Olhemos, enfim, para o chamado dos quatro primeiros discípulos. Ele se deu no cotidiano da vida deles, enquanto trabalhavam como pescadores. Devido à numerosa multidão que o apertava, Jesus precisou da barca de Pedro para se afastar um pouco da margem e anunciar a Palavra de Deus. Hoje Jesus nos convida a nos afastar da margem, sinônimo de superficialidade, e nos aprofundar um pouco mais na escuta da sua Palavra. Ela precisa chegar ao profundo de cada um de nós. Mas não só isso: “da barca, ensinava as multidões”. Da nossa barca, da nossa vida, da nossa existência, Jesus deseja falar ao coração das pessoas que convivem conosco.

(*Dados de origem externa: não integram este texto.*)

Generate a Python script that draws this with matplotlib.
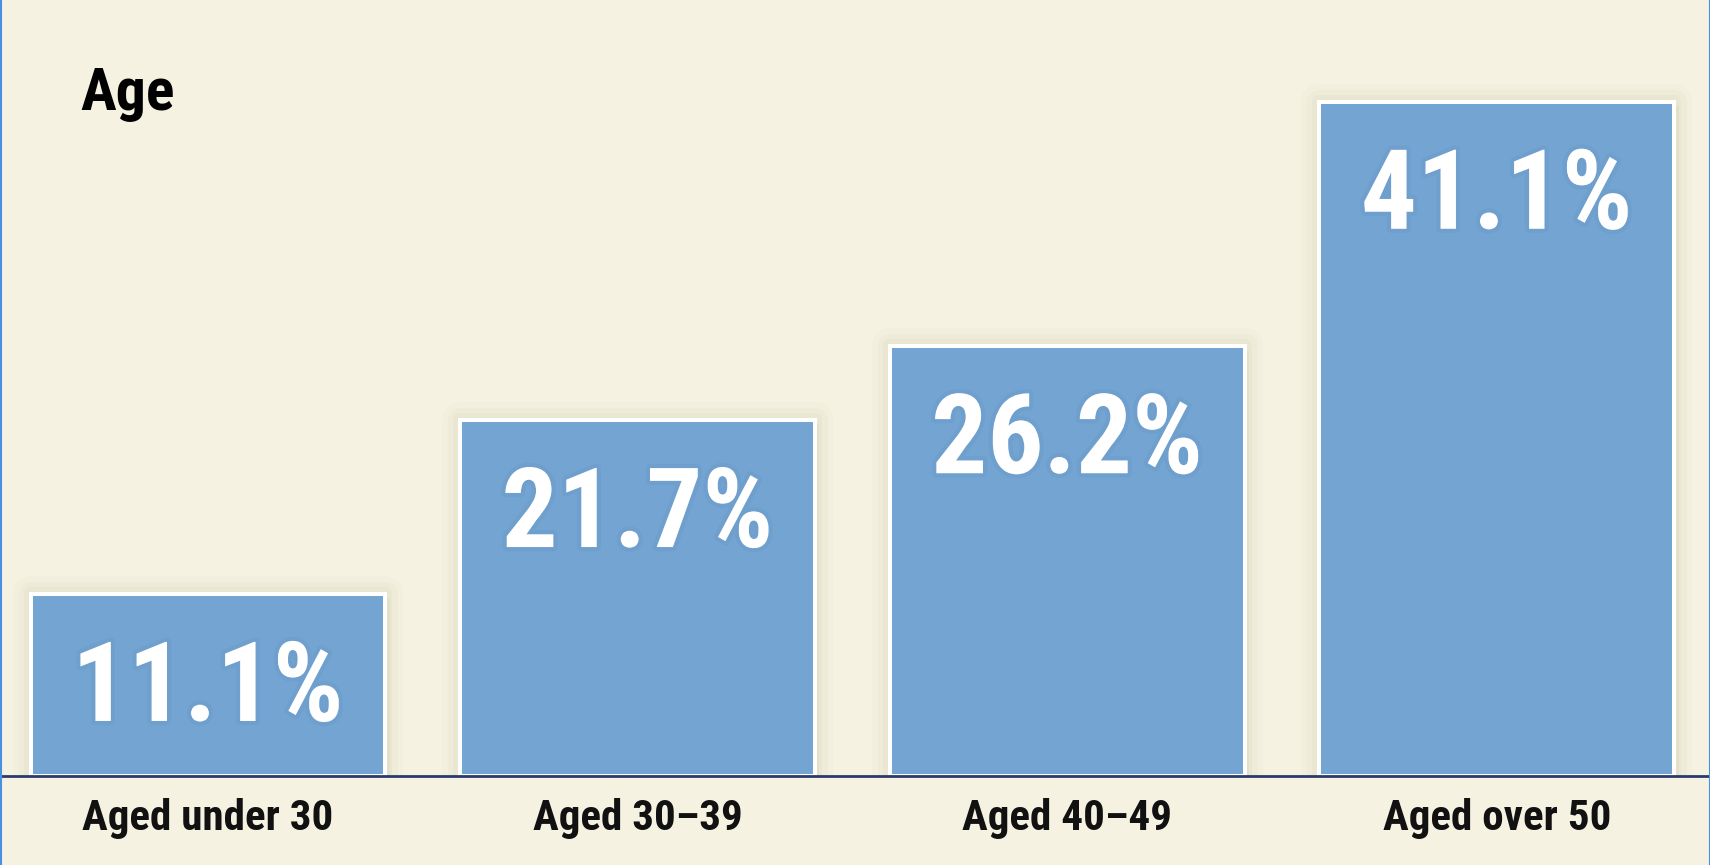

 Mas, será que a palavra de Jesus ainda tem algo de significativo a dizer a nós e às outras pessoas? “Quando acabou de falar, disse a Simão: ‘Avança para águas mais profundas, e lançai vossas redes para a pesca’” (Lc 5,4). Simão e seus companheiros haviam trabalhado a noite toda inutilmente. A pesca havia sido um fracasso. Jesus, com sua palavra, provoca aqueles pescadores a lidarem de uma outra forma com o seu fracasso: “Avança para as águas mais profundas”. Simão Pedro, apesar de não ver sentido nenhum em fazer isso, decide obedecer à palavra de Jesus: “Em atenção à tua palavra, vou lançar as redes” (Lc 5,5).

“Assim fizeram, e apanharam tamanha quantidade de peixes que as redes se rompiam” (Lc 5,6). O coração do Evangelho que estamos meditando é a força da Palavra de Deus, “viva e eficaz” (Hb 4,12): as multidões se apertam para ouvi-la; Jesus sobe na barca para comunicá-la; Simão Pedro enfrenta o fracasso iluminado por ela; os peixes são atraídos para as redes a partir dela... Por fim, a vida daqueles quatro pescadores ganha um novo sentido quando Jesus diz a Simão Pedro: “De hoje em diante tu serás pescador de homens” (Lc 5,10). Enquanto pescar um peixe significa matá-lo, pescar homens (pessoas) significa capturá-las vivas, salvá-las, retirá-las de uma situação de morte.

Olhemos à nossa volta. Pessoas estão se afogando nos vícios, estão se sentindo submergidas por dores, sofrimentos e injustiças, estão sendo tragadas para o fundo do mar de uma vida autodestrutiva... Cada vez mais estamos conectados na Internet. A expressão “navegar na Internet” tornou-se comum. “Net” significa “rede”. Como alcançar, com a rede do Evangelho, as novas gerações? As pessoas do nosso tempo precisam ser alcançadas pela Palavra de Jesus, Palavra que “resgata vivo” quem está afundando no mar da morte. Seja individualmente enquanto cristãos, seja no âmbito comunitário, paroquial, pastoral, precisamos aceitar o desafio de Jesus: “É preciso pescar diferente” (Pe. Zezinho). “Há muito trabalho a ser feito fora dos mares tranquilos das sacristias, que cheiram a mofo” (Pe. Adroaldo). É preciso avançar para as águas mais profundas. É preciso abraçar a nossa própria vocação de “pescadores de homens”, de resgatadores de pessoas.